I also ate the HOTTEST thing I’ve ever experienced over the weekend.  I cried.  My glands were overactive.  I thought I was going to drown on my own spit.  Leaned over the sink and it was like a waterfall coming out of my mouth.  Bekah and I both had never seen anything like it.  I had sharp stomach pains.  Felt like vomiting.  Was terrified how that would feel coming back up.  Face went numb.  Paced the house in excruciating pain.  Sweating like I was in the summer sun.  Eyes blood shot.  Wanted to die for about an hour.  Bekah thought it was hilarious.  Than my adrenaline kicked in and I was wide awake till 1AM.  Felt like a million bucks. Thank you Jamie!

Yikes!!!

                Monday for Memorial Day I slow cooked a brisket.  It was okay.  A little on the fatty side.  I ended up with far too many leftovers.  I don’t want brisket again for a long time.  Sorry BBQ lovers, I’m just not hooked on it.

Parmesan crusted chicken breast w/ sautéed spinach. It desperately needed something else. Bland as it gets. Maybe let it marinade. Next time serve me an old leather shoe. I should have joined Hazel at the dog bowl. No offence to Teigen. Spinach was the best part of this meal.

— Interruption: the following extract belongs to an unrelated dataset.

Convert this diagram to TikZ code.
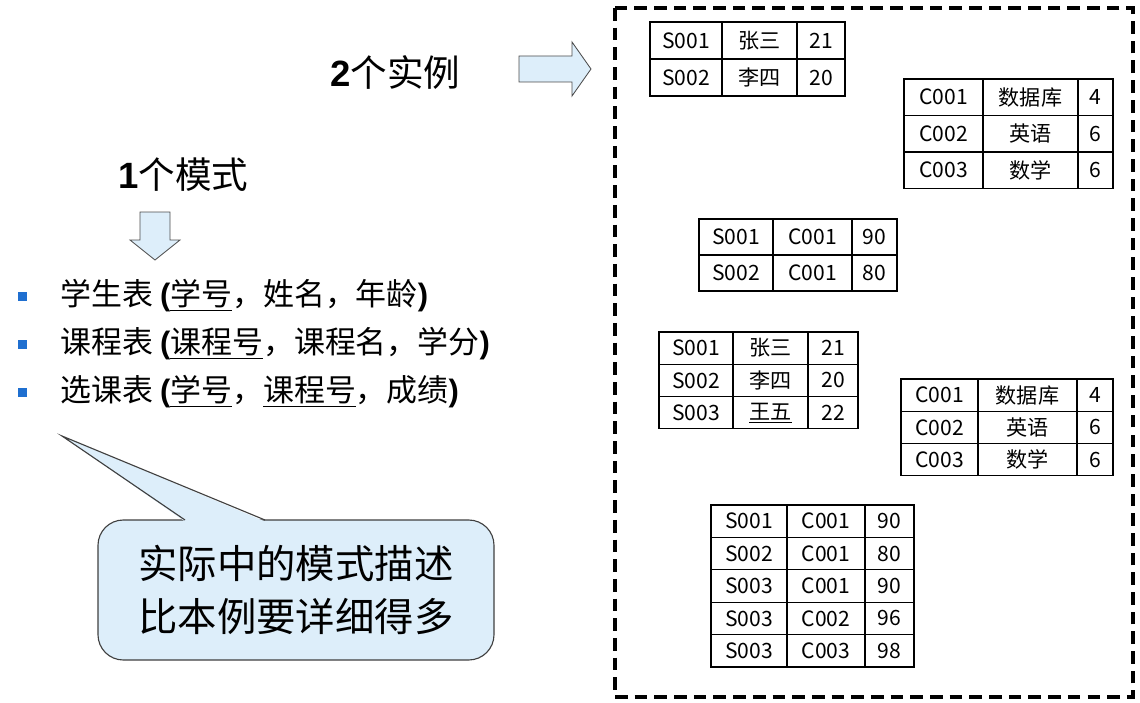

I give this a 2.

                Teriyaki bunless chicken burgers.  Yeah this one was a hit.  I mean look at those ingredients.  How could there be anything wrong with this plate.  Makes up for the lack of flavor the night before.  I was genuinely nervous I was going to be fed garbage all week.  What a nice surprise.  On a high note, Bekah gave up the cook book.   I give this a 5.

                Chicken & veggies.  This is one of her go-to meals.  It was actually one of the first things she cooked for me when we started dating many moons ago.  I only know the veggies that go into this meal, not the seasoning.  Diced tomatoes, yellow squash, jalapeño, asparagus, spinach & mushrooms.  I think it’s fantastic.  I give it a 5.

                Prosciutto sage wrapped chicken with a white wine reduction.  Fantastic flavor, though a little salty.  I give this a 4.

                I tried something new on Sunday.  Sweet soy glazed chicken stuffed jalapeño w/ sriracha corn on the cob.  It was delightful.